WASHINGTON — Regulators are scrutinizing national banks' online and offshore relationships with payday lenders, Comptroller of the Currency Thomas Curry said Wednesday.
The agency is particularly interested in how some payday lenders use banks to circumvent state laws, he said.
"This is a significant issue that we're looking at closely at the OCC from a variety of angles," Curry said at a conference hosted by the National Community Reinvestment Coalition. "There's also a larger issue under what appropriate safeguards or traditions that mainstream banks …are appropriately assessing and addressing the numerous risks — whether they're consumer compliance related or risk management related."
He said the OCC is reviewing guidance issued last year on bank payday lenders and overdraft practices.
Some large banks were criticized recently for allowing automatic withdrawals for payday loans after depositors attempted to stop it.
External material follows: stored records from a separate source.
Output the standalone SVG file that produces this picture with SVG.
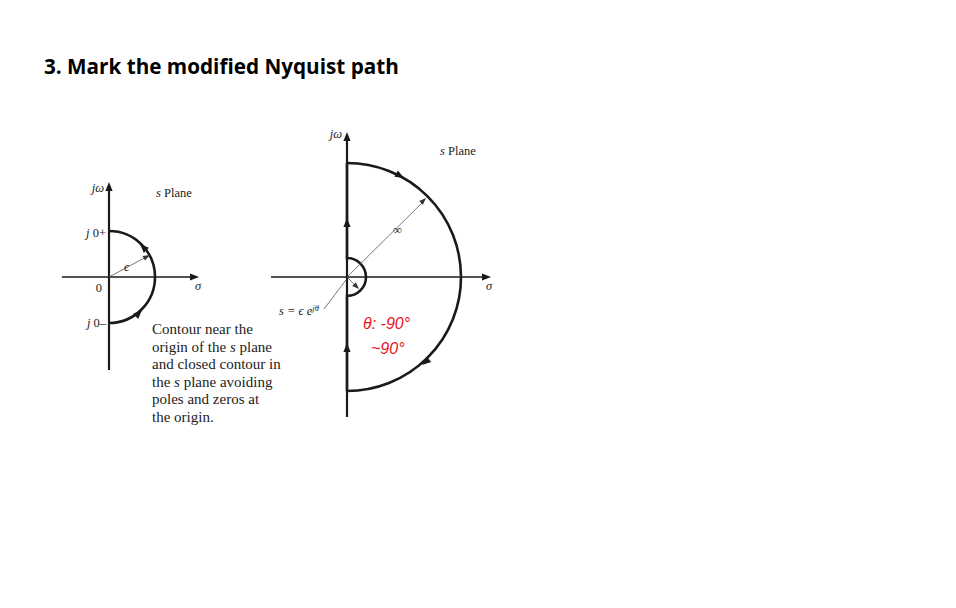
<svg xmlns="http://www.w3.org/2000/svg" width="956" height="608" viewBox="0 0 956 608">
<style>
.axis{stroke:#1a1a1a;stroke-width:1.6;fill:none}
.vaxis{stroke:#1a1a1a;stroke-width:2.2;fill:none}
.contour{stroke:#1a1a1a;stroke-width:2.6;fill:none}
.thin{stroke:#555;stroke-width:0.8;fill:none}
.lbl{font-family:"Liberation Serif",serif;font-size:12.5px;fill:#222}
.it{font-style:italic}
.body{font-family:"Liberation Serif",serif;font-size:15px;fill:#222}
.red{font-family:"Liberation Sans",sans-serif;font-size:16px;fill:#e8141c;font-style:italic}
</style>
<defs>
<path id="ah" d="M0,0 L-9,-3.6 L-9,3.6 Z" fill="#1a1a1a"/>
<path id="sh" d="M0,0 L-7,-2.6 L-7,2.6 Z" fill="#333"/>
</defs>
<rect width="956" height="608" fill="#fff"/>
<text x="44" y="74" font-family="'Open Sans','Liberation Sans',sans-serif" font-weight="bold" font-size="20.7" fill="#000">3. Mark the modified Nyquist path</text>

<g id="connectors">
<line class="vaxis" x1="109" y1="186" x2="109" y2="370"/>
<use href="#ah" transform="translate(109,182) rotate(-90)"/>
<line class="axis" x1="62" y1="277" x2="195" y2="277"/>
<use href="#ah" transform="translate(199,277)"/>
<line class="vaxis" x1="347" y1="136" x2="347" y2="417"/>
<use href="#ah" transform="translate(347,132) rotate(-90)"/>
<line class="axis" x1="271" y1="277" x2="487" y2="277"/>
<use href="#ah" transform="translate(491,277)"/>
</g>

<g id="small-contour">
<path class="contour" d="M109,231 A46,46 0 0 1 109,323"/>
<use href="#ah" transform="translate(140,244) rotate(-135)"/>
<use href="#ah" transform="translate(142,310) rotate(-45)"/>
<line class="thin" x1="109" y1="277" x2="148" y2="256"/>
<use href="#sh" transform="translate(150,255) rotate(-28)"/>
</g>

<g id="big-contour">
<path class="contour" d="M347,163 A114,114 0 0 1 347,391"/>
<path class="contour" d="M347,391 L347,296 A19,19 0 0 0 347,258 L347,163"/>
<use href="#ah" transform="translate(404,178) rotate(29)"/>
<use href="#ah" transform="translate(422,365) rotate(140)"/>
<use href="#ah" transform="translate(347,218) rotate(-90)"/>
<use href="#ah" transform="translate(347,343) rotate(-90)"/>
<line class="thin" x1="347" y1="277" x2="424" y2="201"/>
<use href="#sh" transform="translate(426,198) rotate(-45)"/>
<line class="thin" x1="324" y1="309" x2="346" y2="280"/>
<line class="thin" x1="347" y1="277" x2="356" y2="286"/>
<use href="#sh" transform="translate(359,289) rotate(45)"/>
</g>

<g id="labels-left">
<text class="lbl it" x="104" y="192" text-anchor="end">jω</text>
<text class="lbl" x="156" y="197"><tspan class="it">s</tspan> Plane</text>
<text class="lbl" x="106" y="237" text-anchor="end"><tspan class="it">j</tspan> 0+</text>
<text class="lbl" x="102" y="292" text-anchor="end">0</text>
<text class="lbl it" x="195" y="290">σ</text>
<text class="lbl" x="106" y="327" text-anchor="end"><tspan class="it">j</tspan> 0–</text>
<text class="lbl it" x="124" y="271" font-size="11">ϵ</text>
</g>

<g id="caption">
<text class="body" x="152" y="334">Contour near the</text>
<text class="body" x="152" y="352">origin of the <tspan class="it">s</tspan> plane</text>
<text class="body" x="152" y="369">and closed contour in</text>
<text class="body" x="152" y="387">the <tspan class="it">s</tspan> plane avoiding</text>
<text class="body" x="152" y="404">poles and zeros at</text>
<text class="body" x="152" y="422">the origin.</text>
</g>

<g id="labels-right">
<text class="lbl it" x="342" y="138" text-anchor="end">jω</text>
<text class="lbl" x="440" y="155"><tspan class="it">s</tspan> Plane</text>
<text class="lbl" x="393" y="234" font-size="12">∞</text>
<text class="lbl it" x="486" y="290">σ</text>
<text class="lbl it" x="279" y="315" font-size="10.5">s = ϵ e<tspan dy="-4" font-size="8.5">jθ</tspan></text>
</g>

<g id="annotation">
<text class="red" x="363" y="329">θ: -90°</text>
<text class="red" x="371" y="354">~90°</text>
</g>
</svg>
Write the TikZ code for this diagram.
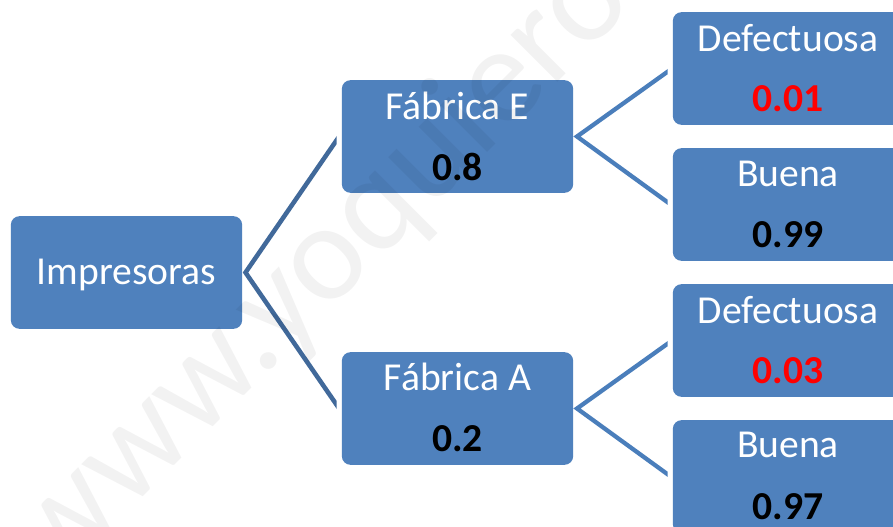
\documentclass[tikz,border=0pt]{standalone}
\usepackage{fontspec}
\setmainfont{Carlito}
\definecolor{boxblue}{HTML}{4F81BD}
\definecolor{darklink}{HTML}{41699A}
\definecolor{lightlink}{HTML}{4A7EBB}
\tikzset{
 px/.style={x=0.75pt,y=-0.75pt},
 tbox/.style={fill=boxblue,draw=none,rounded corners=6.5pt,minimum width=173.5pt,minimum height=84.5pt,inner sep=0pt},
 linkd/.style={draw=darklink,line width=3.4pt,line join=miter},
 linkl/.style={draw=lightlink,line width=3.2pt,line join=miter},
 val/.style={font=\fontsize{29.7}{34}\selectfont\bfseries,text=black},
 lab/.style={font=\fontsize{29.7}{34}\selectfont,text=white},
}
\begin{document}
\begin{tikzpicture}[px]
\useasboundingbox (0,0) rectangle (893,527);
\fill[white] (0,0) rectangle (893,527);
\node[tbox] (imp) at (126.5,272.5) {};
\node[lab] (impt) at (126.5,275) {Impresoras};
\node[tbox] (fe) at (457.5,136.5) {};
\node[lab] (fet) at (457.5,106) {Fábrica E};
\node[val] (fev) at (457.5,167) {0.8};
\node[tbox] (fa) at (457.5,408.5) {};
\node[lab] (fat) at (457.5,377) {Fábrica A};
\node[val] (fav) at (457.5,439) {0.2};
\node[tbox] (d1) at (788.5,68.5) {};
\node[lab] (d1t) at (788,38) {Defectuosa};
\node[val,text=red] (d1v) at (788,99) {0.01};
\node[tbox] (b1) at (788.5,204.5) {};
\node[lab] (b1t) at (788,174) {Buena};
\node[val] (b1v) at (788,235) {0.99};
\node[tbox] (d2) at (788.5,340.5) {};
\node[lab] (d2t) at (788,310) {Defectuosa};
\node[val,text=red] (d2v) at (788,371) {0.03};
\node[tbox] (b2) at (788.5,476.5) {};
\node[lab] (b2t) at (788,445) {Buena};
\node[val] (b2v) at (788,507) {0.97};
\coordinate (ifa) at (245.5,272.5);
\coordinate (efa) at (577,136.5);
\coordinate (afa) at (577,408.5);
\coordinate (fei) at (339,136.7);
\coordinate (fai) at (339,408.3);
\coordinate (d1i) at (670,70);
\coordinate (b1i) at (670,204);
\coordinate (d2i) at (670,342);
\coordinate (b2i) at (670,476);
\begin{scope}
\clip (0,0) rectangle (336.5,527);
\draw[linkd] (fei) -- (ifa) -- (fai);
\end{scope}
\begin{scope}
\clip (400,0) rectangle (667.5,527);
\draw[linkl] (d1i) -- (efa) -- (b1i);
\draw[linkl] (d2i) -- (afa) -- (b2i);
\end{scope}
\node[rotate=45,text=black,text opacity=0.05,font=\fontsize{104}{110}\selectfont,anchor=base,inner sep=0pt] (wmark) at (346.5,293.5) {www.yoquiero};
\end{tikzpicture}
\end{document}
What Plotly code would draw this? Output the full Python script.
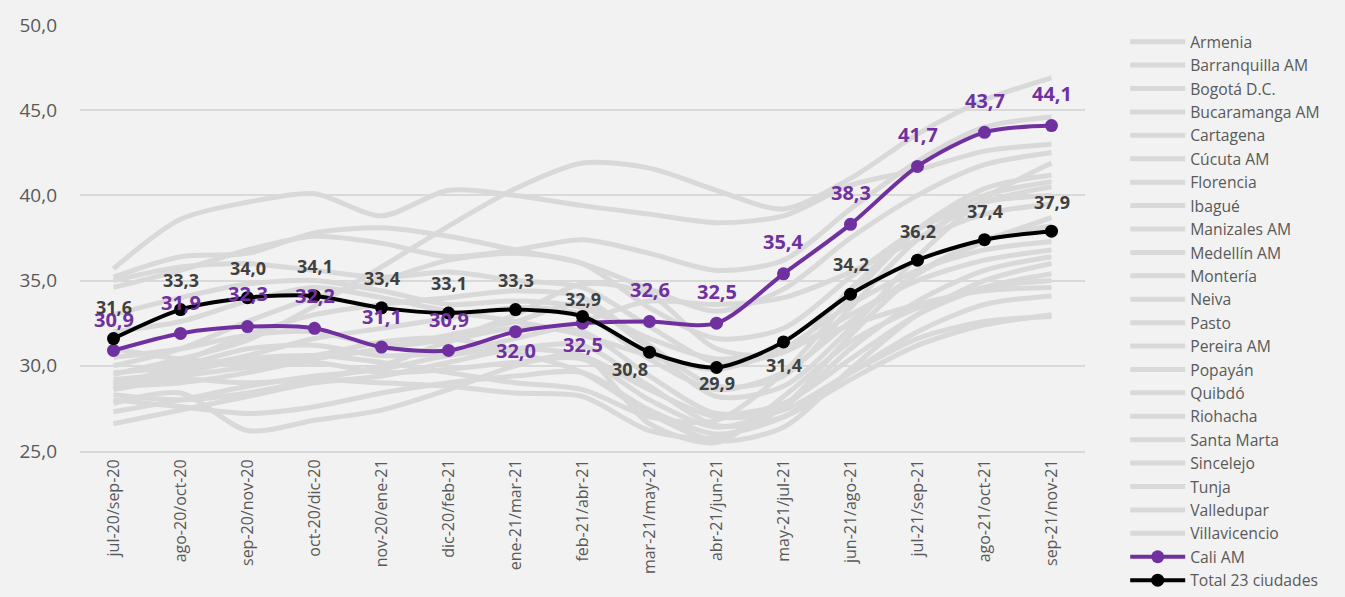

Consumer advocates have also criticized the regulatory guidance for not being broad enough to stop problems with online and off-shore payday lenders.
"That is something we're revisiting closely and likely to make an announcement in the future," Curry confirmed.
But Curry focused a majority of his remarks on another proposal put out by regulators this week that would amend Community Reinvestment Act regulations.
The proposals are meant to clarify how banks can further earn CRA credit, including by going outside of a bank's immediate assessment area to do community development activities in more rural and low-income areas.
"Often we have observed that multiple institutions are competing with one another to find community development projects in cities, particularly the urban banking centers, while compelling lending and investment needs in less populated areas are going unmet," Curry said. "Some banks have told us that these imbalances stem in part from the lack of clarity in our existing CRA guidance: that they have confined their community development lending and investment activities to their assessment areas, because they can't be certain they will receive CRA consideration for activities outside of their assessment areas."
Curry vowed that their examiners would use consistency when examining banks for CRA compliance, a comment for which he received loud applause.
"When I meet with bankers and community groups, I commonly hear that the existing rules and guidance are not applied consistently and there is a lack of transparency about how they are applied," Curry said. "As the new guidance is adopted, the agencies will revise examination procedures and introduce examiner training, to ensure that the rules will be applied consistently within and among the three agencies."
The comment period on the proposals for the guidance ends on May 17.
Curry also received applause for acknowledging issues that have not yet been addressed, particularly on whether banks that draw customers outside of their branch-based assessment areas should have increased CRA responsibilities.
"As you can imagine, this is not a simple issue to resolve," Curry said. "We must engage in a serious discussion regarding how to define assessment areas and achieve the right balance to ensure that CRA keeps pace with the banking industry that we have today."